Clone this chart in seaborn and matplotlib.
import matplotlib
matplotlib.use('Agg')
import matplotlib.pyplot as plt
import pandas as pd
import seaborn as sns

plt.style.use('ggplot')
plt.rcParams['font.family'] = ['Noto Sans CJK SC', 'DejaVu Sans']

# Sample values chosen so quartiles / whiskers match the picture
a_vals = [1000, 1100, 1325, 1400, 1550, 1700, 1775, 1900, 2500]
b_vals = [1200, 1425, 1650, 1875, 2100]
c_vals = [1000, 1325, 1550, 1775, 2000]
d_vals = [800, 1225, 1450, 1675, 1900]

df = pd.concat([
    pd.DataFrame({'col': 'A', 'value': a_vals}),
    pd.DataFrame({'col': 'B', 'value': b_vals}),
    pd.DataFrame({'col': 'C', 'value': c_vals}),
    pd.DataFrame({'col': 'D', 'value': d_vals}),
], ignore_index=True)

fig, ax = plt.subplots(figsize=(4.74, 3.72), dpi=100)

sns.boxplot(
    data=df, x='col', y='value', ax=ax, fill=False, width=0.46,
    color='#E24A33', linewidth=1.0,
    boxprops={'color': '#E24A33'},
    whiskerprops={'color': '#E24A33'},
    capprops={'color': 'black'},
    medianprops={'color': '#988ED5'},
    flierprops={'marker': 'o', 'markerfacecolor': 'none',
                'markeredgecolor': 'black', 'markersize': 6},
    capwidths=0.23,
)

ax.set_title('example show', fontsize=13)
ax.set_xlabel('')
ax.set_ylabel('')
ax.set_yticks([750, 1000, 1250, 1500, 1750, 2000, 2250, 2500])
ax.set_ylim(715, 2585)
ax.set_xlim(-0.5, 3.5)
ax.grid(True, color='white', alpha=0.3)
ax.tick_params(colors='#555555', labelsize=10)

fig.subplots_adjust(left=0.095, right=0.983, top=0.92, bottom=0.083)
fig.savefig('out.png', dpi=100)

→ **What is being asked**: Please reproduce exactly the lines above, beginning with the first and ending with the line that contains "plt.rcParams['font.family'] = ['Noto", and include nothing outside that range.

→ **In response**:
Clone this chart in seaborn and matplotlib.
import matplotlib
matplotlib.use('Agg')
import matplotlib.pyplot as plt
import pandas as pd
import seaborn as sns

plt.style.use('ggplot')
plt.rcParams['font.family'] = ['Noto Sans CJK SC', 'DejaVu Sans']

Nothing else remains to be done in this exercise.